**PROBLEM TO WORK ON**
Below, locate the line that contains "Write the React, TypeScript". Repeat exactly from that line to the line that contains "const ref = useRef<HTMLDivElement>(null);", inclusive, leaving out the pictures.

**MATERIAL SUPPLIED**
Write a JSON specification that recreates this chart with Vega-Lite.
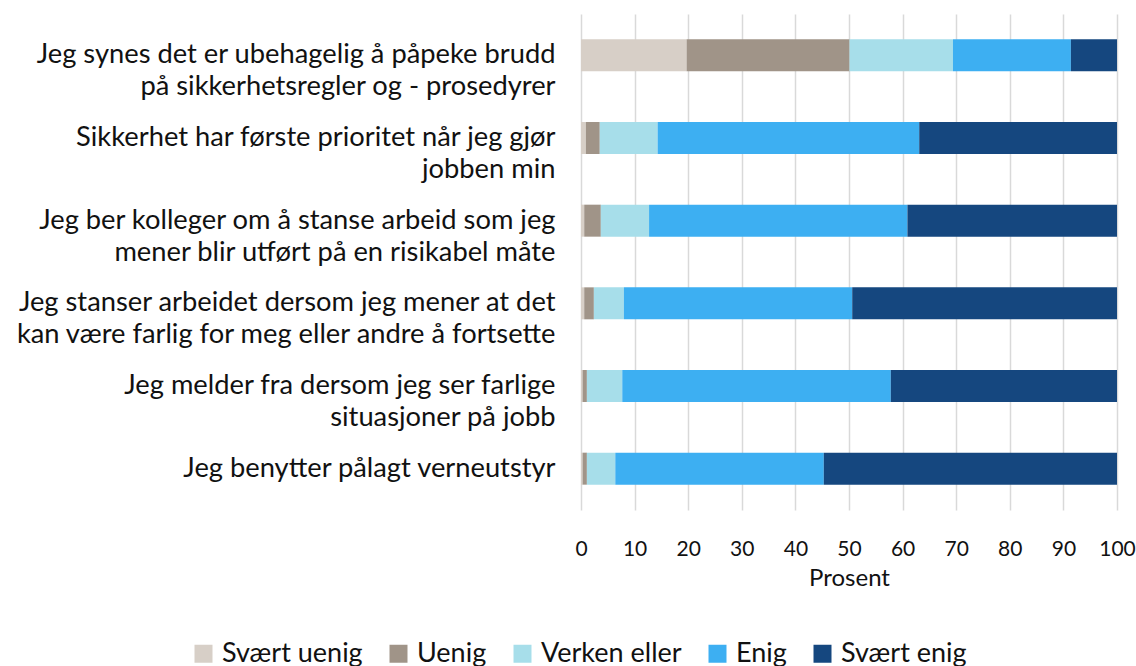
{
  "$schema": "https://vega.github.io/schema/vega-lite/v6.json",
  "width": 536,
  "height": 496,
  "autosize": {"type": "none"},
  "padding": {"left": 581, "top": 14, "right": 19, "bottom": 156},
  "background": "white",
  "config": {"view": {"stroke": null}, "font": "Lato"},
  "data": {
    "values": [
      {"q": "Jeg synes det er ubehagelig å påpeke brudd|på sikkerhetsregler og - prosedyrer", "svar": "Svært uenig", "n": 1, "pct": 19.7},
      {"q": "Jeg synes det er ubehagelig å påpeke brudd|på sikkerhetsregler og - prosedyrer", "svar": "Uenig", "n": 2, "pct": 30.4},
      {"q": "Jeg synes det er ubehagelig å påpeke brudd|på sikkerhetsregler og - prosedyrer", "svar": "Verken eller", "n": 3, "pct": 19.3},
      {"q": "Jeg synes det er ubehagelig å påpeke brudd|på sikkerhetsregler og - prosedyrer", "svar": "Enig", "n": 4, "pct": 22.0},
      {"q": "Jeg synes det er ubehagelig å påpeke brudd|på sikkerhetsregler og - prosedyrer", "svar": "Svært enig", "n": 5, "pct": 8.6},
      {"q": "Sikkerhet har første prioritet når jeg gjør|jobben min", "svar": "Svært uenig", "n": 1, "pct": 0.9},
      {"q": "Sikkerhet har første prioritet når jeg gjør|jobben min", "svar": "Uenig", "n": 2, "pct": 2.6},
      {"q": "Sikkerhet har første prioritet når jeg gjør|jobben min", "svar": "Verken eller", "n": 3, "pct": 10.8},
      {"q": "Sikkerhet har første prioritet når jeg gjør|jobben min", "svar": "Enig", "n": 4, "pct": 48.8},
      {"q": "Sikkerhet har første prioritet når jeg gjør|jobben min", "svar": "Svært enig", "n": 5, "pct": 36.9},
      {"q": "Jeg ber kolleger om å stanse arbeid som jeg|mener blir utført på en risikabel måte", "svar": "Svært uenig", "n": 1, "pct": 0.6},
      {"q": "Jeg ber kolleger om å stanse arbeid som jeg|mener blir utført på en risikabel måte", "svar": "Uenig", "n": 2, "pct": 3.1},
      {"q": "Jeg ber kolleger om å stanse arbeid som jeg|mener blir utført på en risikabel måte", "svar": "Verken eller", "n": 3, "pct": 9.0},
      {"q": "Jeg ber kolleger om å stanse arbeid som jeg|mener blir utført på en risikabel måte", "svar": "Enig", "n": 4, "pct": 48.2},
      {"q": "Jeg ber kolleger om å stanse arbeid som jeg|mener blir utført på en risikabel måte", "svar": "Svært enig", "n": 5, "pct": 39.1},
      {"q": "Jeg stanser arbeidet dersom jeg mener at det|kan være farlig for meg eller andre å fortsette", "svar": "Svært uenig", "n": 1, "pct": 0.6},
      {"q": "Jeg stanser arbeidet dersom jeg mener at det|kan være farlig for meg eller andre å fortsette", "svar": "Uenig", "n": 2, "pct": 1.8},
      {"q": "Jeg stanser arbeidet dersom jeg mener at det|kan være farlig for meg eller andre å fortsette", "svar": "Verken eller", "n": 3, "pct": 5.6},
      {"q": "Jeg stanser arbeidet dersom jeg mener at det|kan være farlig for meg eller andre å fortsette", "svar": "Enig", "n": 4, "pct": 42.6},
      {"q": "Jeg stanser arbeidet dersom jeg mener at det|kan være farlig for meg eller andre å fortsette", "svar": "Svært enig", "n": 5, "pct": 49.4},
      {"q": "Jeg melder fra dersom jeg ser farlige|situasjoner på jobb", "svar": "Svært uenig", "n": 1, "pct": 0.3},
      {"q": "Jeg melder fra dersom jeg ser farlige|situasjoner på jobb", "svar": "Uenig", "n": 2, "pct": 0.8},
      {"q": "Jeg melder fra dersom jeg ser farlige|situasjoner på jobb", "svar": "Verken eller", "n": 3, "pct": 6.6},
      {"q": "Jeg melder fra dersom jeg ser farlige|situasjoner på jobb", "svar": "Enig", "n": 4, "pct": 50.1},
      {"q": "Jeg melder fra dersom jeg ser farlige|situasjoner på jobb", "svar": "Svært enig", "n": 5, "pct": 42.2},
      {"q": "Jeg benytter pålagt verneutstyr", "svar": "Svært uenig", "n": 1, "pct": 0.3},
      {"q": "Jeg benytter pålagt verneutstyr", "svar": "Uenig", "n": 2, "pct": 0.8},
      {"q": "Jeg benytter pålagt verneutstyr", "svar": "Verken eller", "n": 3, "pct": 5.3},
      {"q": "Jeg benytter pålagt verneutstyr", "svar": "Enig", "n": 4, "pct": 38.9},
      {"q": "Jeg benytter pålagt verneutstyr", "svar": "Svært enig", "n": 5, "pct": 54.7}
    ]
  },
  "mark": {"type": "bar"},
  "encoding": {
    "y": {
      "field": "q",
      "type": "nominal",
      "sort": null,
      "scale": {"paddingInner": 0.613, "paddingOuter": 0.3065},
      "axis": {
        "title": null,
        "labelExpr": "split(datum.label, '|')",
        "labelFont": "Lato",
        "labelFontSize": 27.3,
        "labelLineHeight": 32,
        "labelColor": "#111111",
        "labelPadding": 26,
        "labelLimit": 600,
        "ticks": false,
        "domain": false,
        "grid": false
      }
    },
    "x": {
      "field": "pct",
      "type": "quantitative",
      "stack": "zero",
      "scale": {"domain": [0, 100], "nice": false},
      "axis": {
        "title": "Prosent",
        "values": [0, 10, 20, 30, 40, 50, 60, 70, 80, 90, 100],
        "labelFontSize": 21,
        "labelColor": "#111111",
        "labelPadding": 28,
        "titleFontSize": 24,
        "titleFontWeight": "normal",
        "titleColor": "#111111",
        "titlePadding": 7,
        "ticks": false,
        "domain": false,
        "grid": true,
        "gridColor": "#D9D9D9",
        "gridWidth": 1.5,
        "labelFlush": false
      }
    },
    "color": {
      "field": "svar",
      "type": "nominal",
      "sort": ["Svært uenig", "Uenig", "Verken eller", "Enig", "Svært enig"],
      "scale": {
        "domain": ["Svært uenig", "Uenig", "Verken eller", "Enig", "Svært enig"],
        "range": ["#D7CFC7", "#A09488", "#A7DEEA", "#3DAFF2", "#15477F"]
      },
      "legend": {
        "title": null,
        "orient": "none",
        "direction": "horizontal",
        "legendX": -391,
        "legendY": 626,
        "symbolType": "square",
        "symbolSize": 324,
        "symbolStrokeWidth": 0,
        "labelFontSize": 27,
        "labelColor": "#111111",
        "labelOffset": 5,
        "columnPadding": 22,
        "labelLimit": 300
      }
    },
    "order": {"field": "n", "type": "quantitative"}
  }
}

* * *

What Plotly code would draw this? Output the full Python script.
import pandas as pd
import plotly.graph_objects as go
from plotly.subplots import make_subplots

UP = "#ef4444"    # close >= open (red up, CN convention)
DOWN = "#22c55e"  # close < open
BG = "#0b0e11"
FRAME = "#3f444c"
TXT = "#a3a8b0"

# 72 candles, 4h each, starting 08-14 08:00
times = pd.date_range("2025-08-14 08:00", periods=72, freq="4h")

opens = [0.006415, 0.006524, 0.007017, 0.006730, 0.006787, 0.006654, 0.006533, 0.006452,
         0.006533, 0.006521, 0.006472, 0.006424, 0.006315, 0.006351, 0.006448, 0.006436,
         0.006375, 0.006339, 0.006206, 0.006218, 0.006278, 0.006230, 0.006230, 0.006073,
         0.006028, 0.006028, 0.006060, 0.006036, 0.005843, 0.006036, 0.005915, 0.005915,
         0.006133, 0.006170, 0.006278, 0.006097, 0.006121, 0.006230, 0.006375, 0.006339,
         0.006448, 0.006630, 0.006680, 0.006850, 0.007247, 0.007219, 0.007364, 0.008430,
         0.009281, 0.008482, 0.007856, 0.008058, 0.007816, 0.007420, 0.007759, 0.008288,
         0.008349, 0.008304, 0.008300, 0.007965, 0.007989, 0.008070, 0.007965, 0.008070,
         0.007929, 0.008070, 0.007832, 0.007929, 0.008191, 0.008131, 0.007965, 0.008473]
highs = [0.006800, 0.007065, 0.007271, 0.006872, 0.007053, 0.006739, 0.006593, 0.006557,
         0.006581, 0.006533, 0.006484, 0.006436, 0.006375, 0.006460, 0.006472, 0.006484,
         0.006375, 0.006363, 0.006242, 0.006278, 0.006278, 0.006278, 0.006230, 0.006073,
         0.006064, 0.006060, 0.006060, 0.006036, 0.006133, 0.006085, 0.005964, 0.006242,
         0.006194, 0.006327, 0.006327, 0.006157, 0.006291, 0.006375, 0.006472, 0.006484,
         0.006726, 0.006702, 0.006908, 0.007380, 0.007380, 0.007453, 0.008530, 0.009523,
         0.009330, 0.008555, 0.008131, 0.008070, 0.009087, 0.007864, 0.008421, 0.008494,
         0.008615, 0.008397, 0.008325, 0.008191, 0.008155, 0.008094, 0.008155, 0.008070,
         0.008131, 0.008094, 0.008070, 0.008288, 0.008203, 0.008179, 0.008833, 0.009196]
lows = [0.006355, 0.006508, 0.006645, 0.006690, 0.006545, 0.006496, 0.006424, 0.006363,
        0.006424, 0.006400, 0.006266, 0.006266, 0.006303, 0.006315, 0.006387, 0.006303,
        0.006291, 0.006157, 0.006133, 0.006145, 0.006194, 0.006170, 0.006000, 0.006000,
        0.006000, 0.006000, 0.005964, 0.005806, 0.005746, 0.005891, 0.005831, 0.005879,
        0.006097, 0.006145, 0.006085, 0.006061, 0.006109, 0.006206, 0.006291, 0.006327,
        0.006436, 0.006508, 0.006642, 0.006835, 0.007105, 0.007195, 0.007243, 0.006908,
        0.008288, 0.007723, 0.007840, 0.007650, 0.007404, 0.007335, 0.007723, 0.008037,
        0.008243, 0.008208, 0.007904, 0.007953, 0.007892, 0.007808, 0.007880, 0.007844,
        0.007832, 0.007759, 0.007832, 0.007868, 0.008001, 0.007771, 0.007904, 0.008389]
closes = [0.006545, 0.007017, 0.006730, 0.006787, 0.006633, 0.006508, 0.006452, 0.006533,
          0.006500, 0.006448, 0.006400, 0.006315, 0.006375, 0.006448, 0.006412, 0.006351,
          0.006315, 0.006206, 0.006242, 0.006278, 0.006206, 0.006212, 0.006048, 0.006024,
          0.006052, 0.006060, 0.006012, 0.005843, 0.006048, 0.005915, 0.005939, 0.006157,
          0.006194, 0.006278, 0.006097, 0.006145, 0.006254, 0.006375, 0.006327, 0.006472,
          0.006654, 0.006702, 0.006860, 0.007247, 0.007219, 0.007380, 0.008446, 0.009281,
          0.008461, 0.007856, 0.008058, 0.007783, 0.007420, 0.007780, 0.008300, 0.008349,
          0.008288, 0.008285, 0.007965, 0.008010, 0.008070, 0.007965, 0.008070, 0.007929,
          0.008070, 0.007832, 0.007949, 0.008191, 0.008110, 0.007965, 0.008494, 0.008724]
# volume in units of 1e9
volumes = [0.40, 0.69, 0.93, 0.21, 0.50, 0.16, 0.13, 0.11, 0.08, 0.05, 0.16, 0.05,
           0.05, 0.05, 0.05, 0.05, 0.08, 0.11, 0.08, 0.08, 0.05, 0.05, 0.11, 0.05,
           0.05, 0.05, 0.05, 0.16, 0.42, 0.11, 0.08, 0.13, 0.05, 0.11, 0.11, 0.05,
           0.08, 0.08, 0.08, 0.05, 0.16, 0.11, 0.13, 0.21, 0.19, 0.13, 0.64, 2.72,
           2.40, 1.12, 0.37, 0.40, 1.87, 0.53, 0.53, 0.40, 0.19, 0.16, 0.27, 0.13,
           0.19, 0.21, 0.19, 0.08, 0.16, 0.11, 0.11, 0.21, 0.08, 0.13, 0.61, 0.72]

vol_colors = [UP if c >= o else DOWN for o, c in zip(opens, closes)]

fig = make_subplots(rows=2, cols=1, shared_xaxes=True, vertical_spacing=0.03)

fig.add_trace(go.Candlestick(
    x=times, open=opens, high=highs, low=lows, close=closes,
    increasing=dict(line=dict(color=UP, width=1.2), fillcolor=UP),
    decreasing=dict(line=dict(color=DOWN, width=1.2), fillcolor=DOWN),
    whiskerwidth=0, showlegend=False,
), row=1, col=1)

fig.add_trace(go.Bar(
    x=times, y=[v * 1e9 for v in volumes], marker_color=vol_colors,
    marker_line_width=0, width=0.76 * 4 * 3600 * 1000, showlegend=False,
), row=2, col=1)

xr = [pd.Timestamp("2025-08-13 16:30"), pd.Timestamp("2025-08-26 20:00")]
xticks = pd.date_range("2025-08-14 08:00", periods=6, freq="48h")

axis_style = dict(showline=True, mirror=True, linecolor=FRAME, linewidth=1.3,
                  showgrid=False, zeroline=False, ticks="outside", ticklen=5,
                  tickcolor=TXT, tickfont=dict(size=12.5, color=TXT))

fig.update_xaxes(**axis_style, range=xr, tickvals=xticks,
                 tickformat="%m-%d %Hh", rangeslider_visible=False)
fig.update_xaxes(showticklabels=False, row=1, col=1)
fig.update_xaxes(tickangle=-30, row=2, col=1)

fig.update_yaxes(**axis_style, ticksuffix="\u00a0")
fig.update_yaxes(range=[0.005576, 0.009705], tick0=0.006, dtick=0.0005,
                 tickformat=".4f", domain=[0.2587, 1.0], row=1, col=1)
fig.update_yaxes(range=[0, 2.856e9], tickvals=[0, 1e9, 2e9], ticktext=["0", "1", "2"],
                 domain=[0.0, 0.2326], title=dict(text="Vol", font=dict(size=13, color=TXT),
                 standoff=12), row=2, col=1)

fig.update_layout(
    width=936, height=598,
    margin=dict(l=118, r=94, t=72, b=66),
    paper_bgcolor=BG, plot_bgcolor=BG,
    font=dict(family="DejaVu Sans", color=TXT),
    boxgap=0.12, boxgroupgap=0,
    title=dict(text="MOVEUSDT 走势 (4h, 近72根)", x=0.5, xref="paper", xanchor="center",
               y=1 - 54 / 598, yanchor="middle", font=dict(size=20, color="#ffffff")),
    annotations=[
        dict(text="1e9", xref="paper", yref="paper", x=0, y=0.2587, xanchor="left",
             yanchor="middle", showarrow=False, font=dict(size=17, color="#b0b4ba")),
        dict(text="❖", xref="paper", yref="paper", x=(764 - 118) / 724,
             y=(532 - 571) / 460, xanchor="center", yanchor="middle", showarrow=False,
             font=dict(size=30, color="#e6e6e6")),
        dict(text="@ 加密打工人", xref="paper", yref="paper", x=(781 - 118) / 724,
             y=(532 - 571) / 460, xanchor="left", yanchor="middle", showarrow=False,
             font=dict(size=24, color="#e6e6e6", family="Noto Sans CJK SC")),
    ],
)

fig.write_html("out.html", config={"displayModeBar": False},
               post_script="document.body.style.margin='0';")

* * *

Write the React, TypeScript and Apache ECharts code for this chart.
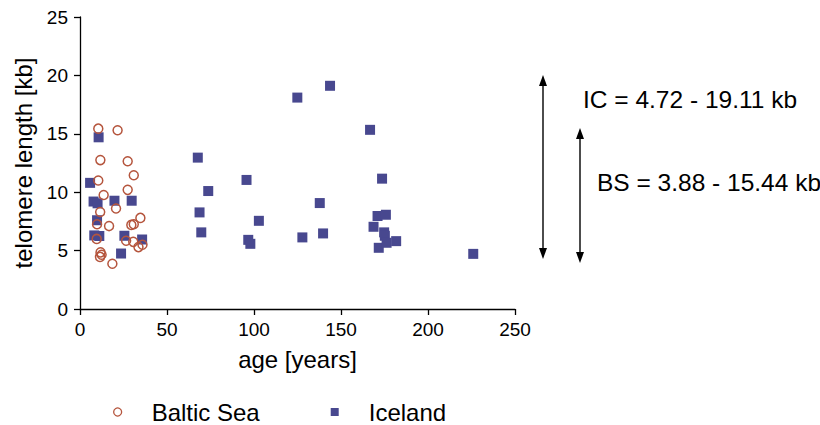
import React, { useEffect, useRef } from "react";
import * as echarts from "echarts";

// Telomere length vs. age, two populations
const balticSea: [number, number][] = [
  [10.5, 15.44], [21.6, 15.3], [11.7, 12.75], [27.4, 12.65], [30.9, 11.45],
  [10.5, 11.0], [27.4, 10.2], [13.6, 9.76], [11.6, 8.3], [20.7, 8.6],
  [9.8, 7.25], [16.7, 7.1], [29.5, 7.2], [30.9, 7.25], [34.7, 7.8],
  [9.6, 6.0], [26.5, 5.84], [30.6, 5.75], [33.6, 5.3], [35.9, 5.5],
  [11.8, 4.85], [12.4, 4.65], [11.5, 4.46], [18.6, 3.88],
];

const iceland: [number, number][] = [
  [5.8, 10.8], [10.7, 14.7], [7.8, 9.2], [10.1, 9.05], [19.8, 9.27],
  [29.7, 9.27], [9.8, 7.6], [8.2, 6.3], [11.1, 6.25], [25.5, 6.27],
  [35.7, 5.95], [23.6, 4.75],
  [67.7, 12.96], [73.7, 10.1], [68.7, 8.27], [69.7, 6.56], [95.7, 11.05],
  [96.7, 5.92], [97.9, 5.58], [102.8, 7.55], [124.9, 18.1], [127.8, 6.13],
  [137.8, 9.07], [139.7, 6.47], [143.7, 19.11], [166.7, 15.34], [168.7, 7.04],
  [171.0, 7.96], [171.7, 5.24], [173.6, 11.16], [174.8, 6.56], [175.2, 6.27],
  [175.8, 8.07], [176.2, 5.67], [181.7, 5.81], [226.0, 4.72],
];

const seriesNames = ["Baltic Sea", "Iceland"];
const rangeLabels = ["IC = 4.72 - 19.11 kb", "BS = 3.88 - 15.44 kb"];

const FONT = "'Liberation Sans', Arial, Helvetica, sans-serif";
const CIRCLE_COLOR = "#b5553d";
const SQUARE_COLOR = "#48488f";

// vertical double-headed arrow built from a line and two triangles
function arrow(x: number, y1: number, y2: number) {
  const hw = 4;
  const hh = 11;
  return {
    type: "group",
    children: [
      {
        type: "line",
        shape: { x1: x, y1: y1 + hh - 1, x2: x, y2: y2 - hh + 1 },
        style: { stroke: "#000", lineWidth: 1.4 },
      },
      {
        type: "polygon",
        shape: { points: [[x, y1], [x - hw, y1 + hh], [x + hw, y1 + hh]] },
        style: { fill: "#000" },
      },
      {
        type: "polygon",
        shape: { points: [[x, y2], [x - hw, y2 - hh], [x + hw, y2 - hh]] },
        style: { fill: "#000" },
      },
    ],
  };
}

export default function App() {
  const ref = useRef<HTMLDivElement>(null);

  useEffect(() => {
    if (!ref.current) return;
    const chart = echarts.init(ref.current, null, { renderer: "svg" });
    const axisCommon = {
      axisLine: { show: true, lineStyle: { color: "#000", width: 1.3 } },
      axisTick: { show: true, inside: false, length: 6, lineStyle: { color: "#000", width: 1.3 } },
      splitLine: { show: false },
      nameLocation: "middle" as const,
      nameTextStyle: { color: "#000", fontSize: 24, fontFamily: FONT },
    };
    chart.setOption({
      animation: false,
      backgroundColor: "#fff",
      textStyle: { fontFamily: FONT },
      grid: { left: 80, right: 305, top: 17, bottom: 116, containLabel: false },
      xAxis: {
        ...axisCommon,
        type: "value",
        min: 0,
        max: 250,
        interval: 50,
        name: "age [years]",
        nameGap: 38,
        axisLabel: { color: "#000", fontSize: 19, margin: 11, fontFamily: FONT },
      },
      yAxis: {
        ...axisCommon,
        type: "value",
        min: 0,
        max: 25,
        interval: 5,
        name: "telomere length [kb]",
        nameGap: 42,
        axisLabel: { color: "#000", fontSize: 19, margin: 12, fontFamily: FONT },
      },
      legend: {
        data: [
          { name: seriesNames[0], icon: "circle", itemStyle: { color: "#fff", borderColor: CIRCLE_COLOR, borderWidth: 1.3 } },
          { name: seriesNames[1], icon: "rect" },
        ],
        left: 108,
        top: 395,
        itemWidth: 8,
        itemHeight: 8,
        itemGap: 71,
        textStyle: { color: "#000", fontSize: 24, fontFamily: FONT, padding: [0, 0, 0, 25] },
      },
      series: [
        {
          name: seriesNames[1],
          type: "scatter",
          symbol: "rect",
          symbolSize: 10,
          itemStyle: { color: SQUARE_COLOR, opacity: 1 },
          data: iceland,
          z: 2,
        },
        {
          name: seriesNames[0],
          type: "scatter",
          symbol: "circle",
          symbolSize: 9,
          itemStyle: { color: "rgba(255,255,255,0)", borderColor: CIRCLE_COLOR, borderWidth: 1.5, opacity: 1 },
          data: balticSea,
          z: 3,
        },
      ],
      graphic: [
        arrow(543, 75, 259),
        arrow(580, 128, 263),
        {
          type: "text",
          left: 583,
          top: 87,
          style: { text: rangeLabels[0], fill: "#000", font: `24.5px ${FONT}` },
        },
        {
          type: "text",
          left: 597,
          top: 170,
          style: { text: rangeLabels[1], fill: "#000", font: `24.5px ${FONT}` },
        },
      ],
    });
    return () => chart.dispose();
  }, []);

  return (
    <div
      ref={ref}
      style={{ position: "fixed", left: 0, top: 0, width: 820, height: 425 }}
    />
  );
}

**TASK SOLUTION**
Write the React, TypeScript and Apache ECharts code for this chart.
import React, { useEffect, useRef } from "react";
import * as echarts from "echarts";

// Telomere length vs. age, two populations
const balticSea: [number, number][] = [
  [10.5, 15.44], [21.6, 15.3], [11.7, 12.75], [27.4, 12.65], [30.9, 11.45],
  [10.5, 11.0], [27.4, 10.2], [13.6, 9.76], [11.6, 8.3], [20.7, 8.6],
  [9.8, 7.25], [16.7, 7.1], [29.5, 7.2], [30.9, 7.25], [34.7, 7.8],
  [9.6, 6.0], [26.5, 5.84], [30.6, 5.75], [33.6, 5.3], [35.9, 5.5],
  [11.8, 4.85], [12.4, 4.65], [11.5, 4.46], [18.6, 3.88],
];

const iceland: [number, number][] = [
  [5.8, 10.8], [10.7, 14.7], [7.8, 9.2], [10.1, 9.05], [19.8, 9.27],
  [29.7, 9.27], [9.8, 7.6], [8.2, 6.3], [11.1, 6.25], [25.5, 6.27],
  [35.7, 5.95], [23.6, 4.75],
  [67.7, 12.96], [73.7, 10.1], [68.7, 8.27], [69.7, 6.56], [95.7, 11.05],
  [96.7, 5.92], [97.9, 5.58], [102.8, 7.55], [124.9, 18.1], [127.8, 6.13],
  [137.8, 9.07], [139.7, 6.47], [143.7, 19.11], [166.7, 15.34], [168.7, 7.04],
  [171.0, 7.96], [171.7, 5.24], [173.6, 11.16], [174.8, 6.56], [175.2, 6.27],
  [175.8, 8.07], [176.2, 5.67], [181.7, 5.81], [226.0, 4.72],
];

const seriesNames = ["Baltic Sea", "Iceland"];
const rangeLabels = ["IC = 4.72 - 19.11 kb", "BS = 3.88 - 15.44 kb"];

const FONT = "'Liberation Sans', Arial, Helvetica, sans-serif";
const CIRCLE_COLOR = "#b5553d";
const SQUARE_COLOR = "#48488f";

// vertical double-headed arrow built from a line and two triangles
function arrow(x: number, y1: number, y2: number) {
  const hw = 4;
  const hh = 11;
  return {
    type: "group",
    children: [
      {
        type: "line",
        shape: { x1: x, y1: y1 + hh - 1, x2: x, y2: y2 - hh + 1 },
        style: { stroke: "#000", lineWidth: 1.4 },
      },
      {
        type: "polygon",
        shape: { points: [[x, y1], [x - hw, y1 + hh], [x + hw, y1 + hh]] },
        style: { fill: "#000" },
      },
      {
        type: "polygon",
        shape: { points: [[x, y2], [x - hw, y2 - hh], [x + hw, y2 - hh]] },
        style: { fill: "#000" },
      },
    ],
  };
}

export default function App() {
  const ref = useRef<HTMLDivElement>(null);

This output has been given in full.